▸ What is expected
Copy out each line exactly; pictures stay out of the copy.

▸ Data section
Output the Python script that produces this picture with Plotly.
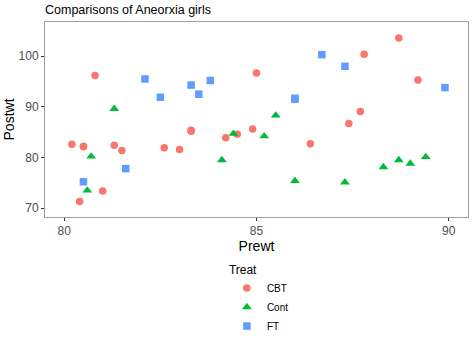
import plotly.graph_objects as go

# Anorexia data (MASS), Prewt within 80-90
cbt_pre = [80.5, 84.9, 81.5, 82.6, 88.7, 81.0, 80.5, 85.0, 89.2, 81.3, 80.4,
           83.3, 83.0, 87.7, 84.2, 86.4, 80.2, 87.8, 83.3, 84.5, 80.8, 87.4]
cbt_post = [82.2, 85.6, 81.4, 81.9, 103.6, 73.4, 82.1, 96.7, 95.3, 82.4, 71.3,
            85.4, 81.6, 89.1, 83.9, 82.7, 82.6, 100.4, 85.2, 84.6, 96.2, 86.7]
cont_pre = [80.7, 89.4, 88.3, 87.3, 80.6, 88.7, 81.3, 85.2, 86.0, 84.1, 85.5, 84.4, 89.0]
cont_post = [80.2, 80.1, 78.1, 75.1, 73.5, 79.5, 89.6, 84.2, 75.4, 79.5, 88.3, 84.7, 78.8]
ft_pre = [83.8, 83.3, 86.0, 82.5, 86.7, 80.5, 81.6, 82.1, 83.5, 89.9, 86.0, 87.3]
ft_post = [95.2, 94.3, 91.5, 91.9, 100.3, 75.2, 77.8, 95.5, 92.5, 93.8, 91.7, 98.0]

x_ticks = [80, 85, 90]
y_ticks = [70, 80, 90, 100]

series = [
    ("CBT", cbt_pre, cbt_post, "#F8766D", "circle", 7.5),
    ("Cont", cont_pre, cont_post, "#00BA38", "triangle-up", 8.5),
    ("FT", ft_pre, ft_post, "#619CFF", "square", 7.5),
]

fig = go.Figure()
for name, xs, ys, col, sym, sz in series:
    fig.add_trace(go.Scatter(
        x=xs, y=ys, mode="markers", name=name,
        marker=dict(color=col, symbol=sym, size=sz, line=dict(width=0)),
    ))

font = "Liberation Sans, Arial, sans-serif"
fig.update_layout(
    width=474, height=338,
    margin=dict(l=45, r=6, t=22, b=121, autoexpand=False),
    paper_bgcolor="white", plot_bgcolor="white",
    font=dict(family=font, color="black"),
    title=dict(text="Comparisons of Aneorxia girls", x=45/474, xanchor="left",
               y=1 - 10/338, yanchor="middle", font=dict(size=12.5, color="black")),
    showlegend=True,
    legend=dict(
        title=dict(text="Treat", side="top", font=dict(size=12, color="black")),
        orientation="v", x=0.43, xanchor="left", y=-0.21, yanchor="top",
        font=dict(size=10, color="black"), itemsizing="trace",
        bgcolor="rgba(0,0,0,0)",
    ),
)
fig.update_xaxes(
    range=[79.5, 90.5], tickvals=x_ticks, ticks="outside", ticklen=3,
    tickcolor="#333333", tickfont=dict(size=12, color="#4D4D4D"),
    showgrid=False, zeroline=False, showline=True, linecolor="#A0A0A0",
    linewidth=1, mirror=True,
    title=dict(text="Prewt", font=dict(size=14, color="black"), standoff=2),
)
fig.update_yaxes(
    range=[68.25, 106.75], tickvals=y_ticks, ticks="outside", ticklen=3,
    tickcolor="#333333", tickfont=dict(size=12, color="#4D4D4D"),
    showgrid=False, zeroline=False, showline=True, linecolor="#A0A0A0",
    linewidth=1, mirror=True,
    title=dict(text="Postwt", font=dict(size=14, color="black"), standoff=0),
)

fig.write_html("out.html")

▸ Reply to the exercise
Output the Python script that produces this picture with Plotly.
import plotly.graph_objects as go

# Anorexia data (MASS), Prewt within 80-90
cbt_pre = [80.5, 84.9, 81.5, 82.6, 88.7, 81.0, 80.5, 85.0, 89.2, 81.3, 80.4,
           83.3, 83.0, 87.7, 84.2, 86.4, 80.2, 87.8, 83.3, 84.5, 80.8, 87.4]
cbt_post = [82.2, 85.6, 81.4, 81.9, 103.6, 73.4, 82.1, 96.7, 95.3, 82.4, 71.3,
            85.4, 81.6, 89.1, 83.9, 82.7, 82.6, 100.4, 85.2, 84.6, 96.2, 86.7]
cont_pre = [80.7, 89.4, 88.3, 87.3, 80.6, 88.7, 81.3, 85.2, 86.0, 84.1, 85.5, 84.4, 89.0]
cont_post = [80.2, 80.1, 78.1, 75.1, 73.5, 79.5, 89.6, 84.2, 75.4, 79.5, 88.3, 84.7, 78.8]
ft_pre = [83.8, 83.3, 86.0, 82.5, 86.7, 80.5, 81.6, 82.1, 83.5, 89.9, 86.0, 87.3]
ft_post = [95.2, 94.3, 91.5, 91.9, 100.3, 75.2, 77.8, 95.5, 92.5, 93.8, 91.7, 98.0]

x_ticks = [80, 85, 90]
y_ticks = [70, 80, 90, 100]

series = [
    ("CBT", cbt_pre, cbt_post, "#F8766D", "circle", 7.5),
    ("Cont", cont_pre, cont_post, "#00BA38", "triangle-up", 8.5),
    ("FT", ft_pre, ft_post, "#619CFF", "square", 7.5),
]

fig = go.Figure()
for name, xs, ys, col, sym, sz in series:
    fig.add_trace(go.Scatter(
        x=xs, y=ys, mode="markers", name=name,
        marker=dict(color=col, symbol=sym, size=sz, line=dict(width=0)),
    ))

font = "Liberation Sans, Arial, sans-serif"
fig.update_layout(
    width=474, height=338,
    margin=dict(l=45, r=6, t=22, b=121, autoexpand=False),
    paper_bgcolor="white", plot_bgcolor="white",
    font=dict(family=font, color="black"),
    title=dict(text="Comparisons of Aneorxia girls", x=45/474, xanchor="left",
               y=1 - 10/338, yanchor="middle", font=dict(size=12.5, color="black")),
    showlegend=True,
    legend=dict(
        title=dict(text="Treat", side="top", font=dict(size=12, color="black")),
        orientation="v", x=0.43, xanchor="left", y=-0.21, yanchor="top",
        font=dict(size=10, color="black"), itemsizing="trace",
        bgcolor="rgba(0,0,0,0)",
    ),
)
fig.update_xaxes(
    range=[79.5, 90.5], tickvals=x_ticks, ticks="outside", ticklen=3,
    tickcolor="#333333", tickfont=dict(size=12, color="#4D4D4D"),
    showgrid=False, zeroline=False, showline=True, linecolor="#A0A0A0",
    linewidth=1, mirror=True,
    title=dict(text="Prewt", font=dict(size=14, color="black"), standoff=2),
)
fig.update_yaxes(
    range=[68.25, 106.75], tickvals=y_ticks, ticks="outside", ticklen=3,
    tickcolor="#333333", tickfont=dict(size=12, color="#4D4D4D"),
    showgrid=False, zeroline=False, showline=True, linecolor="#A0A0A0",
    linewidth=1, mirror=True,
    title=dict(text="Postwt", font=dict(size=14, color="black"), standoff=0),
)

fig.write_html("out.html")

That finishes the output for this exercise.